**** DATA SECTION ****

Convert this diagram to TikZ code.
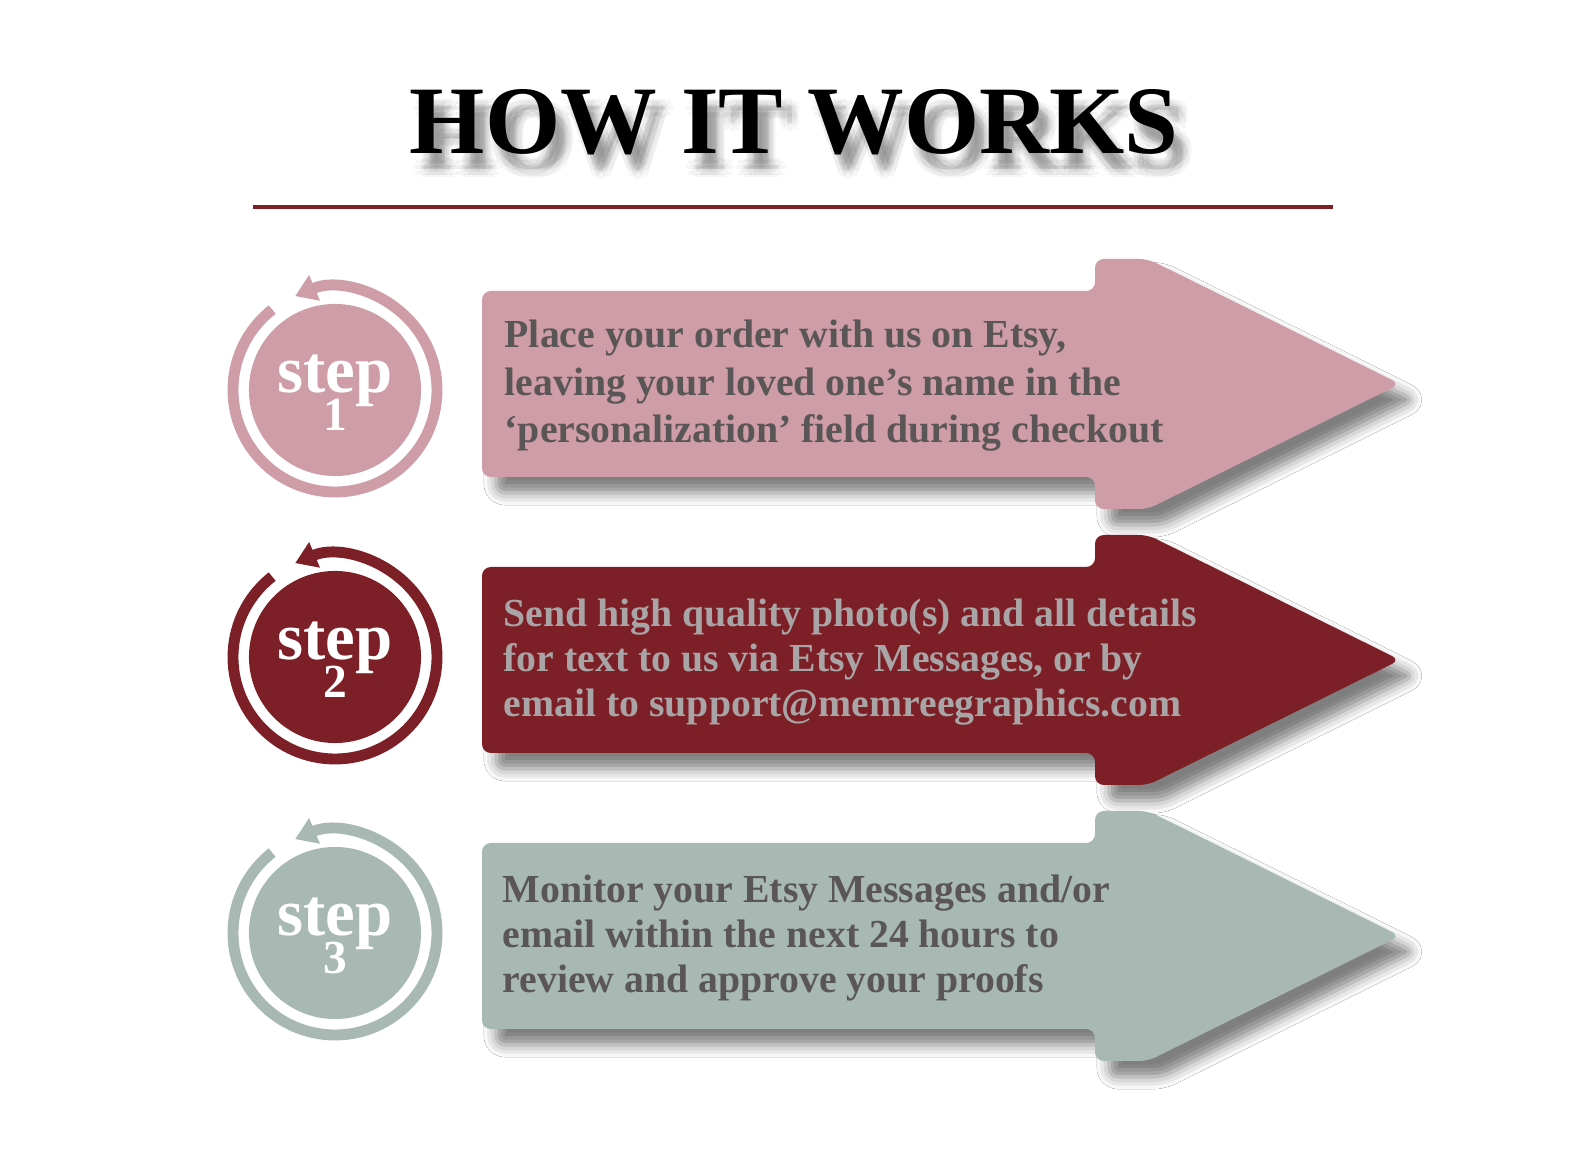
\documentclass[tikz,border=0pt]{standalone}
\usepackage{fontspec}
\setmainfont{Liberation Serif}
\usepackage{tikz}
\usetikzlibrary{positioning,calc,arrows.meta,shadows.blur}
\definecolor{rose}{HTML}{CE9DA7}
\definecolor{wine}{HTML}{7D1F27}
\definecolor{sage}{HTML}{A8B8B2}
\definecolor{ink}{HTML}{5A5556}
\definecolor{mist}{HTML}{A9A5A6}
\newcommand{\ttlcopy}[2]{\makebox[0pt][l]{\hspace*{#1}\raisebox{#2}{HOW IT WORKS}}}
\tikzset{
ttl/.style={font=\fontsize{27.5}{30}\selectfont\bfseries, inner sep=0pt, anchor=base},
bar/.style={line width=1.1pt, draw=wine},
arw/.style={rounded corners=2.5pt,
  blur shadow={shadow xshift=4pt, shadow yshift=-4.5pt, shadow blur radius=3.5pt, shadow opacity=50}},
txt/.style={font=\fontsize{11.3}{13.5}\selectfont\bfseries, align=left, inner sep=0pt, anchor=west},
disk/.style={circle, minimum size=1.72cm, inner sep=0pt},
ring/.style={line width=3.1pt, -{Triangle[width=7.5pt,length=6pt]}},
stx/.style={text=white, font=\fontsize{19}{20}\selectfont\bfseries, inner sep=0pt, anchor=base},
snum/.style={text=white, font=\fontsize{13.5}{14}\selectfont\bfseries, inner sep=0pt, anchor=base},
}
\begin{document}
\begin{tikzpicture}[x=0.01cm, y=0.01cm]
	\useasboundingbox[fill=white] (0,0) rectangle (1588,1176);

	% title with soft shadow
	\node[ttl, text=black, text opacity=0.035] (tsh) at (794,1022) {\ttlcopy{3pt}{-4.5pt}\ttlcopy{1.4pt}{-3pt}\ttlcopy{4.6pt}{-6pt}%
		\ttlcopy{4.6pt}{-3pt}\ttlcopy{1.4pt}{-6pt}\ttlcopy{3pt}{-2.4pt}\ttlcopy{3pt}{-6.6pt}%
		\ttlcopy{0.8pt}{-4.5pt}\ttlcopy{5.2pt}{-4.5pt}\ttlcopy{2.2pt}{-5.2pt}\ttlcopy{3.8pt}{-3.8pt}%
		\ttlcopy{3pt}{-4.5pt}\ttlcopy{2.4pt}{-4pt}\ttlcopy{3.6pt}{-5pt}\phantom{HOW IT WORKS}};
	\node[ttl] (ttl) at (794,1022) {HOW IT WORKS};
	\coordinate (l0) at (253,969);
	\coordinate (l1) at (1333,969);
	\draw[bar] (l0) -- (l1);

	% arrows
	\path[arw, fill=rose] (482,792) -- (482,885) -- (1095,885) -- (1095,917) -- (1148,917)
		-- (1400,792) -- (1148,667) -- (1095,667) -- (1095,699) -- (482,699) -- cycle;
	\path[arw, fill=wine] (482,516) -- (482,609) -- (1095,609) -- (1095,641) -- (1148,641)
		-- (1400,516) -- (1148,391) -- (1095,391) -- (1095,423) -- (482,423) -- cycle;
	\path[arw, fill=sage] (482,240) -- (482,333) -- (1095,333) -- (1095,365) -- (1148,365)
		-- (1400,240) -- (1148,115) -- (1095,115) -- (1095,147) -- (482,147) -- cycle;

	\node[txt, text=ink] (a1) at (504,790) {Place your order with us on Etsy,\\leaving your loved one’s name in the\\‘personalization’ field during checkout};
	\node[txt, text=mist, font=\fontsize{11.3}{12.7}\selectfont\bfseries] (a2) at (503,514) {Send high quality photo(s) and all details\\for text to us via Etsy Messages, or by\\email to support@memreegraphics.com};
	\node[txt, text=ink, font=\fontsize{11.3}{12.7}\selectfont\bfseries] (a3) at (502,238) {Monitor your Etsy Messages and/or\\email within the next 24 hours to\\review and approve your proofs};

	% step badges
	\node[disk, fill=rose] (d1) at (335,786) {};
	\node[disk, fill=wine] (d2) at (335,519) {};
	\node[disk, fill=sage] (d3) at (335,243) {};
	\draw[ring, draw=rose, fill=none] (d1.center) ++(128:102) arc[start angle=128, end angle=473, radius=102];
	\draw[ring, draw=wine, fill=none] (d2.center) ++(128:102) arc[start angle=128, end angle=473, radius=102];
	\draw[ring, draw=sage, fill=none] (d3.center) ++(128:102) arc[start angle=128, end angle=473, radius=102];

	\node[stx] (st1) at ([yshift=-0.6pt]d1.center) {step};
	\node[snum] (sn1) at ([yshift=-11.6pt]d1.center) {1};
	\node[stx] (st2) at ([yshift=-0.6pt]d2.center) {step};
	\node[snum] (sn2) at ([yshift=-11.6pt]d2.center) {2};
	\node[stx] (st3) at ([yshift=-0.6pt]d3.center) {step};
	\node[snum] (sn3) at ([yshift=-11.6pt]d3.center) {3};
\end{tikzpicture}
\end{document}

****

Take the data above and repeat it exactly, leaving each picture out.

▶ [PROBLEM SOLUTION]
Convert this diagram to TikZ code.
\documentclass[tikz,border=0pt]{standalone}
\usepackage{fontspec}
\setmainfont{Liberation Serif}
\usepackage{tikz}
\usetikzlibrary{positioning,calc,arrows.meta,shadows.blur}
\definecolor{rose}{HTML}{CE9DA7}
\definecolor{wine}{HTML}{7D1F27}
\definecolor{sage}{HTML}{A8B8B2}
\definecolor{ink}{HTML}{5A5556}
\definecolor{mist}{HTML}{A9A5A6}
\newcommand{\ttlcopy}[2]{\makebox[0pt][l]{\hspace*{#1}\raisebox{#2}{HOW IT WORKS}}}
\tikzset{
ttl/.style={font=\fontsize{27.5}{30}\selectfont\bfseries, inner sep=0pt, anchor=base},
bar/.style={line width=1.1pt, draw=wine},
arw/.style={rounded corners=2.5pt,
  blur shadow={shadow xshift=4pt, shadow yshift=-4.5pt, shadow blur radius=3.5pt, shadow opacity=50}},
txt/.style={font=\fontsize{11.3}{13.5}\selectfont\bfseries, align=left, inner sep=0pt, anchor=west},
disk/.style={circle, minimum size=1.72cm, inner sep=0pt},
ring/.style={line width=3.1pt, -{Triangle[width=7.5pt,length=6pt]}},
stx/.style={text=white, font=\fontsize{19}{20}\selectfont\bfseries, inner sep=0pt, anchor=base},
snum/.style={text=white, font=\fontsize{13.5}{14}\selectfont\bfseries, inner sep=0pt, anchor=base},
}
\begin{document}
\begin{tikzpicture}[x=0.01cm, y=0.01cm]
	\useasboundingbox[fill=white] (0,0) rectangle (1588,1176);

	% title with soft shadow
	\node[ttl, text=black, text opacity=0.035] (tsh) at (794,1022) {\ttlcopy{3pt}{-4.5pt}\ttlcopy{1.4pt}{-3pt}\ttlcopy{4.6pt}{-6pt}%
		\ttlcopy{4.6pt}{-3pt}\ttlcopy{1.4pt}{-6pt}\ttlcopy{3pt}{-2.4pt}\ttlcopy{3pt}{-6.6pt}%
		\ttlcopy{0.8pt}{-4.5pt}\ttlcopy{5.2pt}{-4.5pt}\ttlcopy{2.2pt}{-5.2pt}\ttlcopy{3.8pt}{-3.8pt}%
		\ttlcopy{3pt}{-4.5pt}\ttlcopy{2.4pt}{-4pt}\ttlcopy{3.6pt}{-5pt}\phantom{HOW IT WORKS}};
	\node[ttl] (ttl) at (794,1022) {HOW IT WORKS};
	\coordinate (l0) at (253,969);
	\coordinate (l1) at (1333,969);
	\draw[bar] (l0) -- (l1);

	% arrows
	\path[arw, fill=rose] (482,792) -- (482,885) -- (1095,885) -- (1095,917) -- (1148,917)
		-- (1400,792) -- (1148,667) -- (1095,667) -- (1095,699) -- (482,699) -- cycle;
	\path[arw, fill=wine] (482,516) -- (482,609) -- (1095,609) -- (1095,641) -- (1148,641)
		-- (1400,516) -- (1148,391) -- (1095,391) -- (1095,423) -- (482,423) -- cycle;
	\path[arw, fill=sage] (482,240) -- (482,333) -- (1095,333) -- (1095,365) -- (1148,365)
		-- (1400,240) -- (1148,115) -- (1095,115) -- (1095,147) -- (482,147) -- cycle;

	\node[txt, text=ink] (a1) at (504,790) {Place your order with us on Etsy,\\leaving your loved one’s name in the\\‘personalization’ field during checkout};
	\node[txt, text=mist, font=\fontsize{11.3}{12.7}\selectfont\bfseries] (a2) at (503,514) {Send high quality photo(s) and all details\\for text to us via Etsy Messages, or by\\email to support@memreegraphics.com};
	\node[txt, text=ink, font=\fontsize{11.3}{12.7}\selectfont\bfseries] (a3) at (502,238) {Monitor your Etsy Messages and/or\\email within the next 24 hours to\\review and approve your proofs};

	% step badges
	\node[disk, fill=rose] (d1) at (335,786) {};
	\node[disk, fill=wine] (d2) at (335,519) {};
	\node[disk, fill=sage] (d3) at (335,243) {};
	\draw[ring, draw=rose, fill=none] (d1.center) ++(128:102) arc[start angle=128, end angle=473, radius=102];
	\draw[ring, draw=wine, fill=none] (d2.center) ++(128:102) arc[start angle=128, end angle=473, radius=102];
	\draw[ring, draw=sage, fill=none] (d3.center) ++(128:102) arc[start angle=128, end angle=473, radius=102];

	\node[stx] (st1) at ([yshift=-0.6pt]d1.center) {step};
	\node[snum] (sn1) at ([yshift=-11.6pt]d1.center) {1};
	\node[stx] (st2) at ([yshift=-0.6pt]d2.center) {step};
	\node[snum] (sn2) at ([yshift=-11.6pt]d2.center) {2};
	\node[stx] (st3) at ([yshift=-0.6pt]d3.center) {step};
	\node[snum] (sn3) at ([yshift=-11.6pt]d3.center) {3};
\end{tikzpicture}
\end{document}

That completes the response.